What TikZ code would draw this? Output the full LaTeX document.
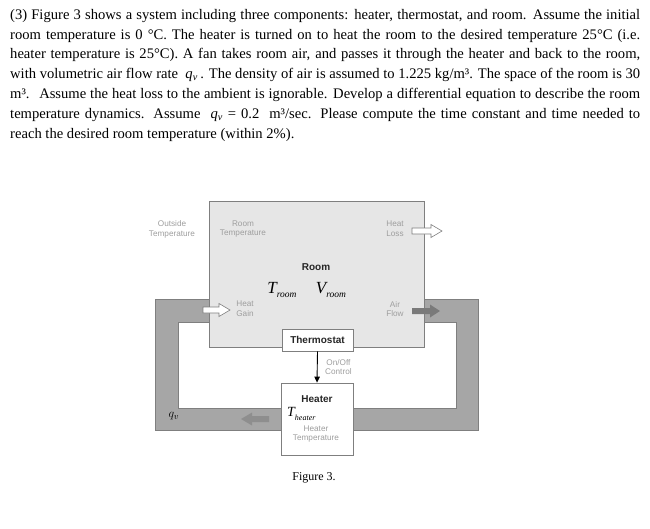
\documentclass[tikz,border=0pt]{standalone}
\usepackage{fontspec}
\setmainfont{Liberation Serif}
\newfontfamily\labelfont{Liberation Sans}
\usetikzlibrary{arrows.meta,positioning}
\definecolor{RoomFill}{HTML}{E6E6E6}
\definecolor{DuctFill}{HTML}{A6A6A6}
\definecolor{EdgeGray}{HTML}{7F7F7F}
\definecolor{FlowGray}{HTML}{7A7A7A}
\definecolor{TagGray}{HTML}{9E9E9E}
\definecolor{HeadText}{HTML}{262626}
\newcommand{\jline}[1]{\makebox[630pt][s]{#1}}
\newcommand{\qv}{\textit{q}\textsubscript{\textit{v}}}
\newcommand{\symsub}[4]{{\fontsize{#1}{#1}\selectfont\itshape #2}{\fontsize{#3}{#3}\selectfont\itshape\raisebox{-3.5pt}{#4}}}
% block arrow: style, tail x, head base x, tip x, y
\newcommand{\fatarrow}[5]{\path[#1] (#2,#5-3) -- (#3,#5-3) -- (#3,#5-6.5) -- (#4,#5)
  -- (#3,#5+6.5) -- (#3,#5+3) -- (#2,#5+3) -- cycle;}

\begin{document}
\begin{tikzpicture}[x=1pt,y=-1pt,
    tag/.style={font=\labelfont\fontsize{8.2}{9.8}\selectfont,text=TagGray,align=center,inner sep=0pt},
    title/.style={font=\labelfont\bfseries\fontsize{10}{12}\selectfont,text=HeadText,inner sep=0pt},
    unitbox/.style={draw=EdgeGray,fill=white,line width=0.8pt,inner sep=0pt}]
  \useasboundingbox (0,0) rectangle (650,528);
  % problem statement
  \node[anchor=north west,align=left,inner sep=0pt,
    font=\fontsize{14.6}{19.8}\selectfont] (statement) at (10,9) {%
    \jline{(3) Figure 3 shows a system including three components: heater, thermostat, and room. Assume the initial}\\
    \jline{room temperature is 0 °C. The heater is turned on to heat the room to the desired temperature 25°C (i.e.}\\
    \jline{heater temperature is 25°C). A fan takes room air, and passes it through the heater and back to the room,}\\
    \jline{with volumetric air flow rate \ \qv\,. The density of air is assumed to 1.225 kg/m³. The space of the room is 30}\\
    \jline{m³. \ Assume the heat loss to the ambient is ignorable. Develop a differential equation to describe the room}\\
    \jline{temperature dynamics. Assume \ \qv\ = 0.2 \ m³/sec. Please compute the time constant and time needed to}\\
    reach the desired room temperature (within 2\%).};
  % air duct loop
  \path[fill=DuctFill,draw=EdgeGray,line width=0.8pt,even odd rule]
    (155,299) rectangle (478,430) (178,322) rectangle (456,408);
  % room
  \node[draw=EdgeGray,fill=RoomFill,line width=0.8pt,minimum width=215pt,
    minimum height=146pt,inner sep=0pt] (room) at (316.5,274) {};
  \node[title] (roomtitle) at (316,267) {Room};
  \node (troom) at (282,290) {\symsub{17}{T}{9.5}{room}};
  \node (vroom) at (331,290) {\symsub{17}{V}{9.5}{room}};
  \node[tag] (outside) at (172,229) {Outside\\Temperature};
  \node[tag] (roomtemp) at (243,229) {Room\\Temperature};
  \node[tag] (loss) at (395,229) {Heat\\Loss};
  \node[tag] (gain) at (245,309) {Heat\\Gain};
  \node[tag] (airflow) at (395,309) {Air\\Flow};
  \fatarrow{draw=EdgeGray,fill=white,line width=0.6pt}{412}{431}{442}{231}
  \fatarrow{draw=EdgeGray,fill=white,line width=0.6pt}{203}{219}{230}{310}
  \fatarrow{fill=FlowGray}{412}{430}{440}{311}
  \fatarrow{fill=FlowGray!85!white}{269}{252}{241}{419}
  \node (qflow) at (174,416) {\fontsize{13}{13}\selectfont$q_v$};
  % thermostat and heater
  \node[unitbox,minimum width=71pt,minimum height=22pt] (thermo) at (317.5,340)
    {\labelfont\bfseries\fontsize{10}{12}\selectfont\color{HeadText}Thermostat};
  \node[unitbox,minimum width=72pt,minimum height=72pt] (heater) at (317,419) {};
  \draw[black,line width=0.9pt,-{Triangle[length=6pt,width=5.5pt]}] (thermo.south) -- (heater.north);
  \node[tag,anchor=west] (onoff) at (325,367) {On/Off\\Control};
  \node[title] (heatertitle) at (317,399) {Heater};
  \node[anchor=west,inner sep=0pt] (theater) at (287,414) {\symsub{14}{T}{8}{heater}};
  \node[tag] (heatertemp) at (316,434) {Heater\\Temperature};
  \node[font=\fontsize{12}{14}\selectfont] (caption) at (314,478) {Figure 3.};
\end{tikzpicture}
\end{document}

══════════

### WHAT IS REQUIRED
Copy the material exactly. Do not include the pictures.

### WORKED ANSWER
What TikZ code would draw this? Output the full LaTeX document.
\documentclass[tikz,border=0pt]{standalone}
\usepackage{fontspec}
\setmainfont{Liberation Serif}
\newfontfamily\labelfont{Liberation Sans}
\usetikzlibrary{arrows.meta,positioning}
\definecolor{RoomFill}{HTML}{E6E6E6}
\definecolor{DuctFill}{HTML}{A6A6A6}
\definecolor{EdgeGray}{HTML}{7F7F7F}
\definecolor{FlowGray}{HTML}{7A7A7A}
\definecolor{TagGray}{HTML}{9E9E9E}
\definecolor{HeadText}{HTML}{262626}
\newcommand{\jline}[1]{\makebox[630pt][s]{#1}}
\newcommand{\qv}{\textit{q}\textsubscript{\textit{v}}}
\newcommand{\symsub}[4]{{\fontsize{#1}{#1}\selectfont\itshape #2}{\fontsize{#3}{#3}\selectfont\itshape\raisebox{-3.5pt}{#4}}}
% block arrow: style, tail x, head base x, tip x, y
\newcommand{\fatarrow}[5]{\path[#1] (#2,#5-3) -- (#3,#5-3) -- (#3,#5-6.5) -- (#4,#5)
  -- (#3,#5+6.5) -- (#3,#5+3) -- (#2,#5+3) -- cycle;}

\begin{document}
\begin{tikzpicture}[x=1pt,y=-1pt,
    tag/.style={font=\labelfont\fontsize{8.2}{9.8}\selectfont,text=TagGray,align=center,inner sep=0pt},
    title/.style={font=\labelfont\bfseries\fontsize{10}{12}\selectfont,text=HeadText,inner sep=0pt},
    unitbox/.style={draw=EdgeGray,fill=white,line width=0.8pt,inner sep=0pt}]
  \useasboundingbox (0,0) rectangle (650,528);
  % problem statement
  \node[anchor=north west,align=left,inner sep=0pt,
    font=\fontsize{14.6}{19.8}\selectfont] (statement) at (10,9) {%
    \jline{(3) Figure 3 shows a system including three components: heater, thermostat, and room. Assume the initial}\\
    \jline{room temperature is 0 °C. The heater is turned on to heat the room to the desired temperature 25°C (i.e.}\\
    \jline{heater temperature is 25°C). A fan takes room air, and passes it through the heater and back to the room,}\\
    \jline{with volumetric air flow rate \ \qv\,. The density of air is assumed to 1.225 kg/m³. The space of the room is 30}\\
    \jline{m³. \ Assume the heat loss to the ambient is ignorable. Develop a differential equation to describe the room}\\
    \jline{temperature dynamics. Assume \ \qv\ = 0.2 \ m³/sec. Please compute the time constant and time needed to}\\
    reach the desired room temperature (within 2\%).};
  % air duct loop
  \path[fill=DuctFill,draw=EdgeGray,line width=0.8pt,even odd rule]
    (155,299) rectangle (478,430) (178,322) rectangle (456,408);
  % room
  \node[draw=EdgeGray,fill=RoomFill,line width=0.8pt,minimum width=215pt,
    minimum height=146pt,inner sep=0pt] (room) at (316.5,274) {};
  \node[title] (roomtitle) at (316,267) {Room};
  \node (troom) at (282,290) {\symsub{17}{T}{9.5}{room}};
  \node (vroom) at (331,290) {\symsub{17}{V}{9.5}{room}};
  \node[tag] (outside) at (172,229) {Outside\\Temperature};
  \node[tag] (roomtemp) at (243,229) {Room\\Temperature};
  \node[tag] (loss) at (395,229) {Heat\\Loss};
  \node[tag] (gain) at (245,309) {Heat\\Gain};
  \node[tag] (airflow) at (395,309) {Air\\Flow};
  \fatarrow{draw=EdgeGray,fill=white,line width=0.6pt}{412}{431}{442}{231}
  \fatarrow{draw=EdgeGray,fill=white,line width=0.6pt}{203}{219}{230}{310}
  \fatarrow{fill=FlowGray}{412}{430}{440}{311}
  \fatarrow{fill=FlowGray!85!white}{269}{252}{241}{419}
  \node (qflow) at (174,416) {\fontsize{13}{13}\selectfont$q_v$};
  % thermostat and heater
  \node[unitbox,minimum width=71pt,minimum height=22pt] (thermo) at (317.5,340)
    {\labelfont\bfseries\fontsize{10}{12}\selectfont\color{HeadText}Thermostat};
  \node[unitbox,minimum width=72pt,minimum height=72pt] (heater) at (317,419) {};
  \draw[black,line width=0.9pt,-{Triangle[length=6pt,width=5.5pt]}] (thermo.south) -- (heater.north);
  \node[tag,anchor=west] (onoff) at (325,367) {On/Off\\Control};
  \node[title] (heatertitle) at (317,399) {Heater};
  \node[anchor=west,inner sep=0pt] (theater) at (287,414) {\symsub{14}{T}{8}{heater}};
  \node[tag] (heatertemp) at (316,434) {Heater\\Temperature};
  \node[font=\fontsize{12}{14}\selectfont] (caption) at (314,478) {Figure 3.};
\end{tikzpicture}
\end{document}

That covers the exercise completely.